The more complex a system gets – i.e. the more exemptions, incentives and credits it has – the more opportunities there are for smart accountants to game the system.

But tax changes or cuts can be a tough sell for politicians, especially of they are seen to benefit business. Robson said that reducing regulatory burdens can be like a de facto tax cut.

“You can give yourself the equivalent of a tax advantage if you can clear that up,” Robson said. “You can get away with higher tax rates, if your regulatory processes are better.”

Susan Yurkovich, CEO of the Council of Forest Industries (COFI), said, that for resource industries in particular, regulatory burdens are definitely a curb on investment in B.C.

Yurkovich said forestry companies already made some significant investments in their mills and equipment in B.C. to make them more efficient.
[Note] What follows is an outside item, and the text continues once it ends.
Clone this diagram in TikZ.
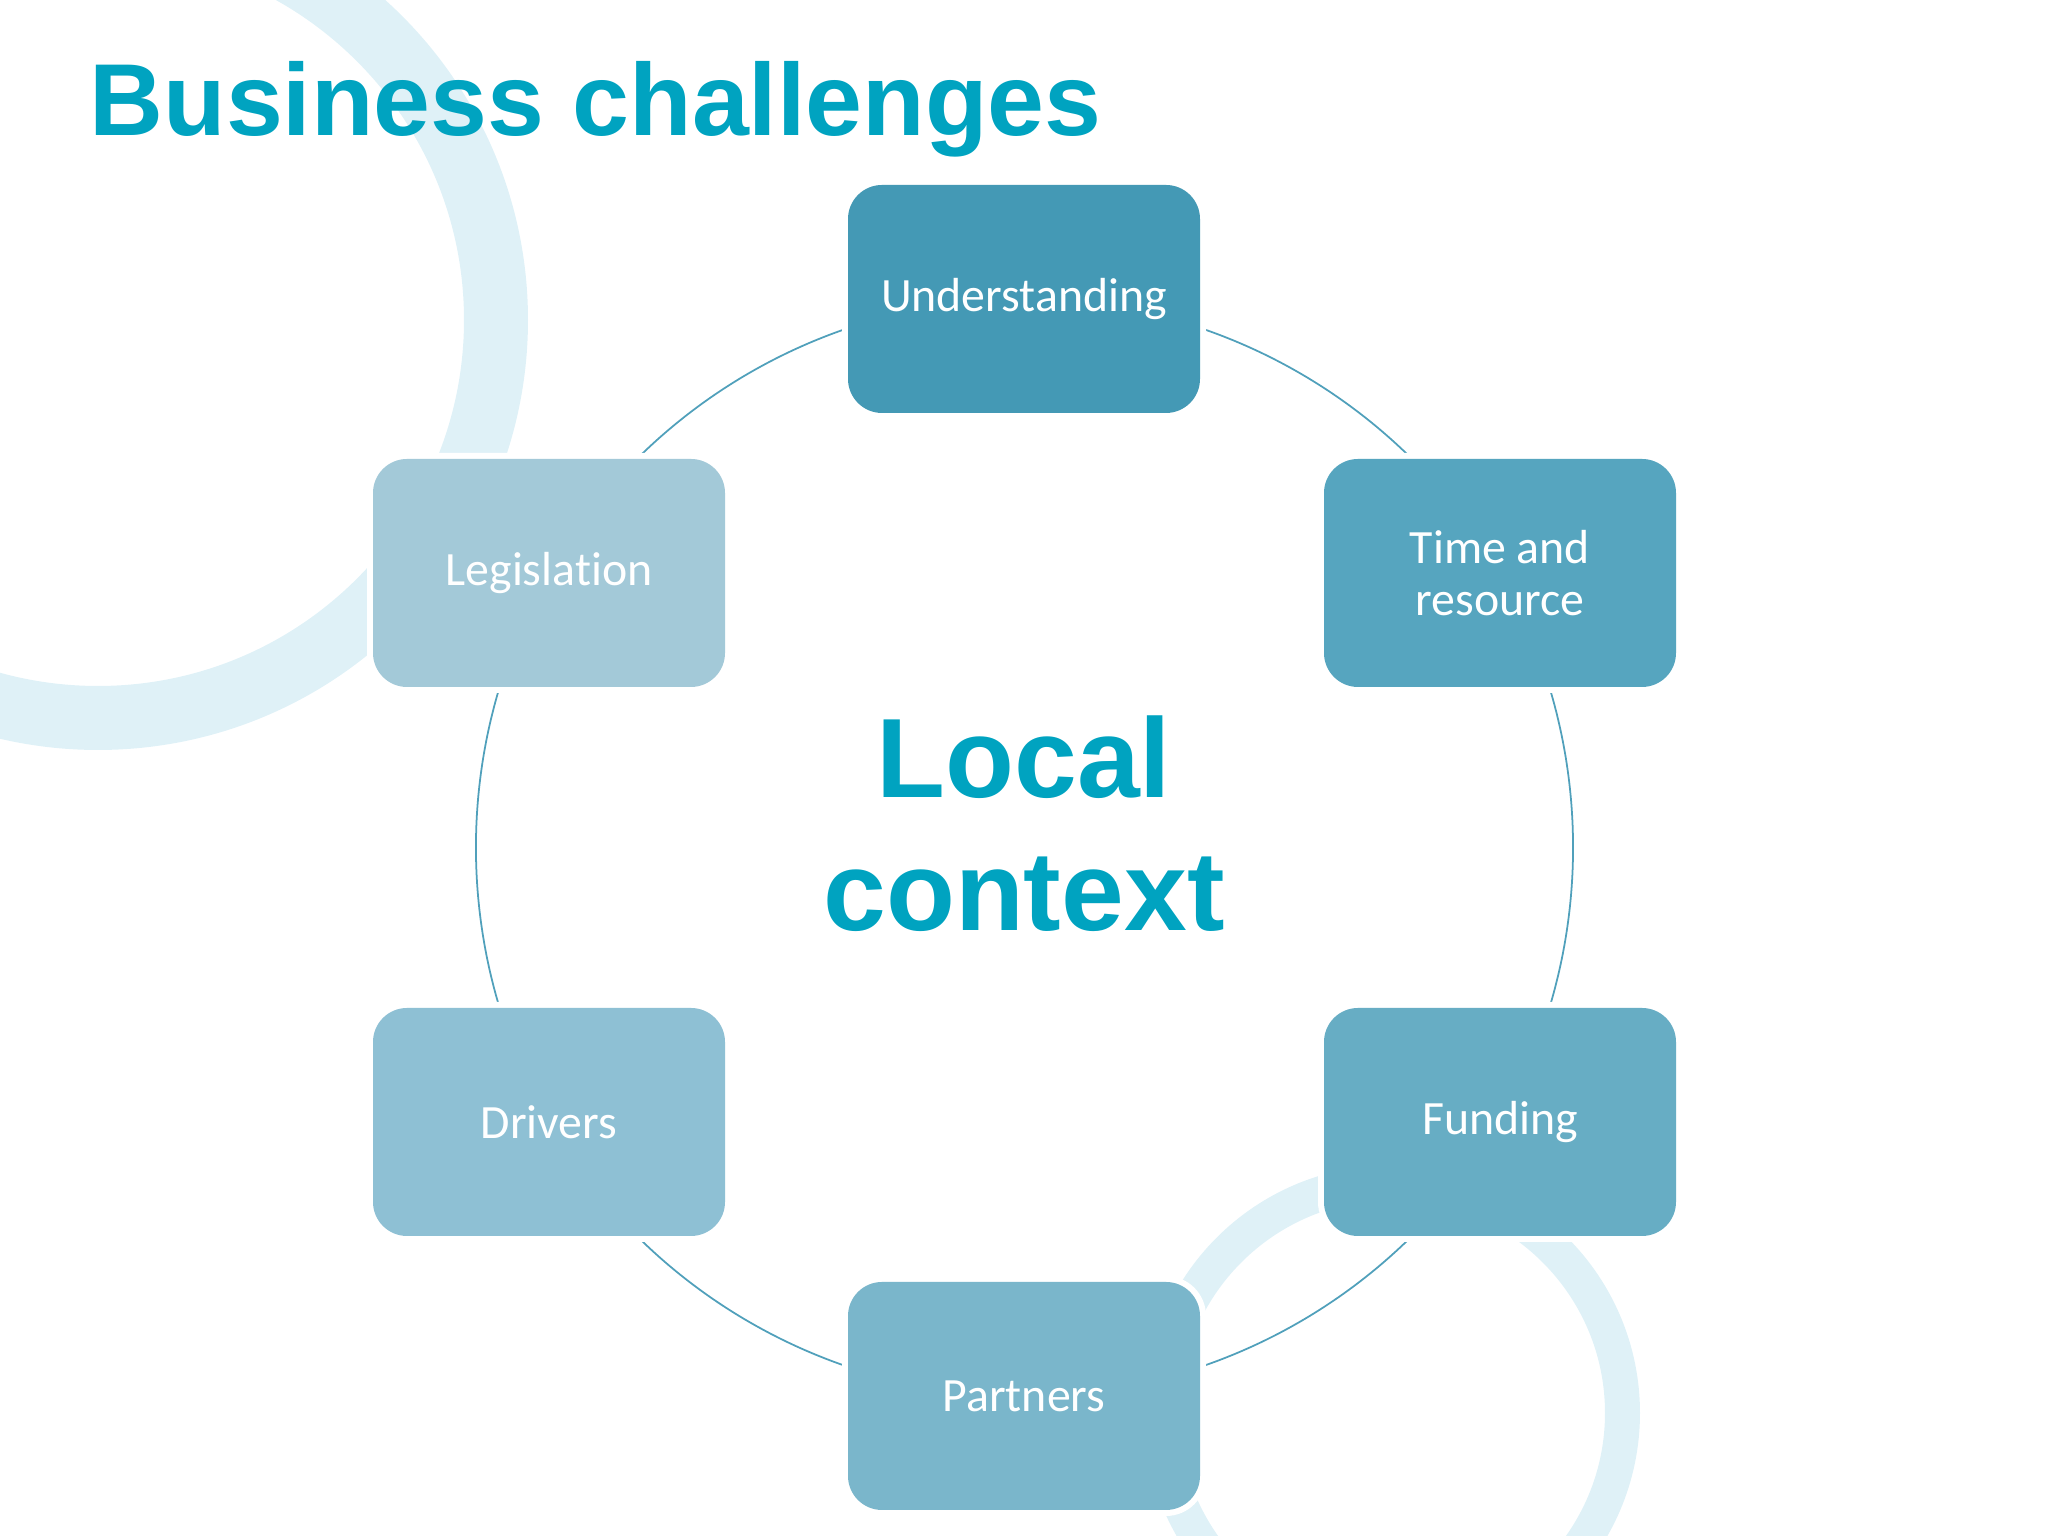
\documentclass[tikz,border=0pt]{standalone}
\usepackage{fontspec}
\setmainfont{Carlito}[Ligatures={NoCommon,NoContextual}]
\newfontfamily\headfont{Liberation Sans}
\usetikzlibrary{positioning, backgrounds}

\definecolor{titleblue}{RGB}{0,163,192}
\definecolor{ringblue}{RGB}{223,241,247}
\definecolor{linkblue}{RGB}{80,160,187}
\definecolor{boxa}{RGB}{68,153,181}
\definecolor{boxb}{RGB}{86,165,191}
\definecolor{boxc}{RGB}{103,173,196}
\definecolor{boxd}{RGB}{122,182,203}
\definecolor{boxe}{RGB}{142,192,212}
\definecolor{boxf}{RGB}{163,201,216}

\begin{document}
\begin{tikzpicture}[
    challenge/.style={rectangle, rounded corners=0.34cm, minimum width=3.52cm, minimum height=2.28cm, align=center, text=white, font=\fontsize{13.6}{14.8}\selectfont, preaction={draw=white, line width=0.12cm}},
    link/.style={draw=linkblue, line width=0.5pt, bend left=30, looseness=0.91},
    ring/.style={draw=ringblue}
]
    \useasboundingbox (0,0) rectangle (20.48,15.36);
    \clip (0,0) rectangle (20.48,15.36);

    % Title
    \node[anchor=base west, inner sep=0, text=titleblue, font=\headfont\bfseries\fontsize{29.1}{34}\selectfont] (title) at (0.89,14.0) {Business challenges};

    % Challenges
    \node[challenge, fill=boxa] (understanding) at (10.24,12.37) {Understanding};
    \node[challenge, fill=boxb] (time) at (15.0,9.63) {Time and\\resource};
    \node[challenge, fill=boxc] (funding) at (15.0,4.14) {Funding};
    \node[challenge, fill=boxd] (partners) at (10.24,1.40) {Partners};
    \node[challenge, fill=boxe] (drivers) at (5.49,4.14) {Drivers};
    \node[challenge, fill=boxf] (legislation) at (5.49,9.63) {Legislation};

    % Centre
    \node[align=center, text=titleblue, font=\headfont\bfseries\fontsize{32.1}{38}\selectfont] (local) at (10.24,7.125) {Local\\context};

    \begin{pgfonlayer}{background}
        % Rings
        \draw[ring, line width=0.64cm] (0.98,12.16) circle (3.98);
        \draw[ring, line width=0.35cm] (13.92,1.23) circle (2.305);

        % Connections
        \draw[link] (understanding.center) to (time.center);
        \draw[link] (time.center) to (funding.center);
        \draw[link] (funding.center) to (partners.center);
        \draw[link] (partners.center) to (drivers.center);
        \draw[link] (drivers.center) to (legislation.center);
        \draw[link] (legislation.center) to (understanding.center);
    \end{pgfonlayer}

\end{tikzpicture}
\end{document}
But now they are facing a serious timber supply crunch, which accounts for 60% of the business inputs for forestry companies.

Reducing red tape is one thing governments could do to give Canadian resource industries a bit more of a competitive edge without it costing them anything.

“We need to streamline our permitting and our regulatory processes, because that is a place where we can find some savings and help us get back to a more competitive position,” Yurkovich said.

Finlayson cited one example of a company, which he did not name, that had planned a $2 billion expansion to an existing facility. He said it is now expected to take nine to 10 years, from start to finish, to get the project through the regulatory process, which will add about $1 billion to the expansion’s capital cost.

“I think it’s very symptomatic of regulatory systems in Canada that just are not working effectively,” Finlayson said.

“And it’s not about lowering standards – it’s designing processes that people can get through and understand what the steps are before they have to retire from their organization or withdraw their projects.”